The Public Sector is hard, but it's the most satisfying and rewarding job I have done.

Public Sector staff have traditionally worked in tough environments. Few people got rich working in the public sector. Yes, public sector workers can get some minimal help with key housing - but realistically, the number of key housing properties available is a fraction of the number of key workers in the public sector. Working in the public sector means that you either have to rent a property, inherit one, or have bought one years ago. Public Sector Workers generally don't earn enough to get mortgages these days.

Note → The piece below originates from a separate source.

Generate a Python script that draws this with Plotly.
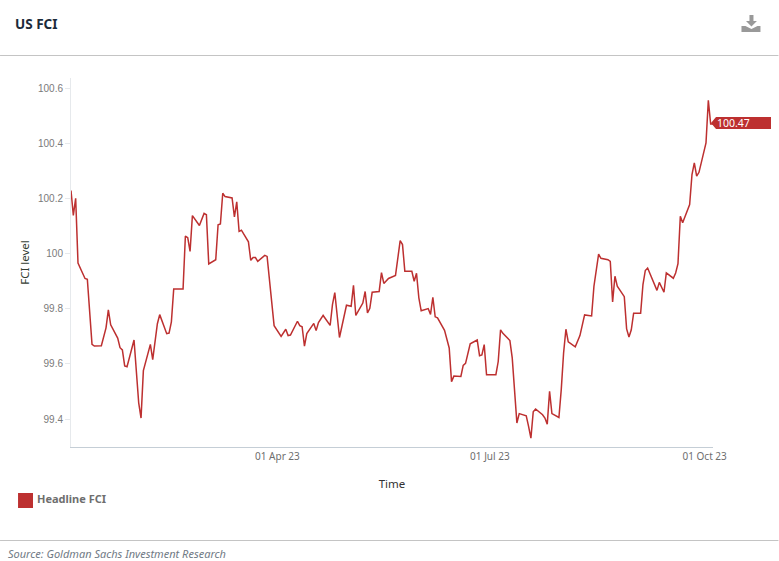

I've been working in it the past fifteen years, and I have earnt probably around a half to two thirds of what I could have made if I worked in the Private Sector. At the time I was working as a project manager for multi-million pound projects in October 2001, I was having to buy food on credit cards due to the meagre salary I was then earning.

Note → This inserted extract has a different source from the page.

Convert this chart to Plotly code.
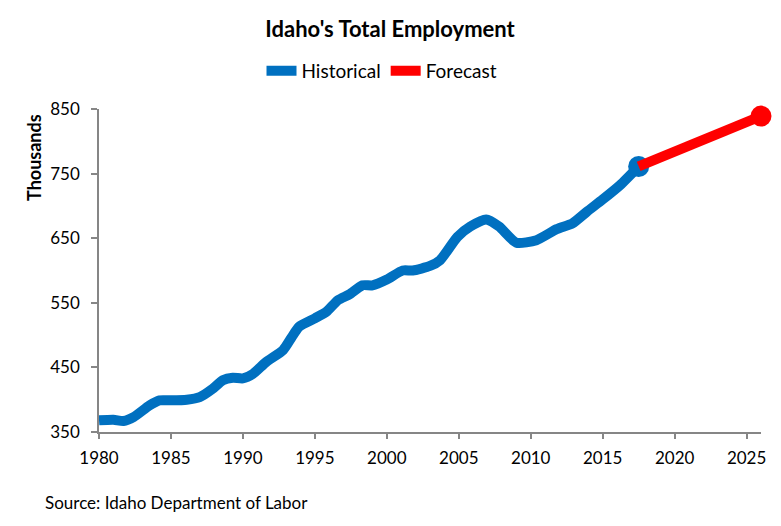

Still, if all we ever wanted was to be rich, anyone can achieve that - but there is a price to pay.

Now, I know that times are tough, but they're tough for everyone - including the people who work in the Public Sector. The common perception from people who work in the Private Sector is that the Public Sector is made up of people who can't get jobs in the Private Sector. People in the Public Sector can't cut it out there in the so called 'real world', and some people seem to think that most civil servants are sitting around in ivory towers, doing no work whatsoever, twiddling their thumbs as they are 'unsackable', and are parasites leeching off the hard work of the rest of society.

If it were true, nobody would ever collect your bins. All the libraries would be closed. All the hospitals and doctors would charge your credit card before they diagnose your ills. There would be no fire engines. No police. No ambulances. No hospitals. No one would get unemployment benefit. There would be no social workers. No one to help the weak in society.

It's time the Public Sector workers - the people who maintain the fabric of our society, clean our toilets, empty our garbage, save lives, get attacked in ambulances, arrest and chase criminals, put out fires, try to house the desperate, teach the next generation, and try to make the world a better place were a little bit more appreciated financially. All we ask is an equal wage. Not a pay cut by stealth.

5 comments:

Anonymous said...

It would be preferred by those public sector workers to realise they are privileged to have permanent,pensionable jobs in this economic crisis. ...

Ceri said...

No, t'patriot, yet more right wing fantasy nonsense- I work in the public sector, and haven't had a permanent job in three years, and even many nominally permanent jobs rely on short term funding.
Moreover, the only reason permanent pensionable jobs are a 'privilege' is because right-wing muppets like you got your way and made them so.
The economic crisis is precisely the fault of those who did so much to make temporary, low paid, insecure work the norm.

Mark said...

Ceri is correct.

Anonymous said...

Poor you guys.
My heart bleeds when I think pf every bank holiday when council buildings get an automatic extra day off. The Libraries, the museums, all council offices.
It must be very hard for you.

An awful lot of public jobs are useless. The guy who wrote this article mentioned rubbish collectors and the police. No one is attacking them. When people moan about public jobs they refer to all those useless red-tape lined offices. Not to mention 'staff without posts' which is endemic in Councils and is a scandal.

Only last month it emerged that more than 4,000 civil servants are being kept on the Whitehall payroll despite having no work to do.

Mark said...

Clearly you learn everything you know about the public sector from the Daily Mail. In the fifteen years I've spent in the public sector, I've never met one person who was 'staff without post', and I've met probably 5,000 employees in that time. The Bank Holidays? Does not ring true to me. About the only businesses that I know of that are open at Bank Holidays are in retail/service. Beither I nor anyone I know has experienced these 'extra days'. If you really want to go ballistic, think of Teachers.. thirteen weeks holiday a year!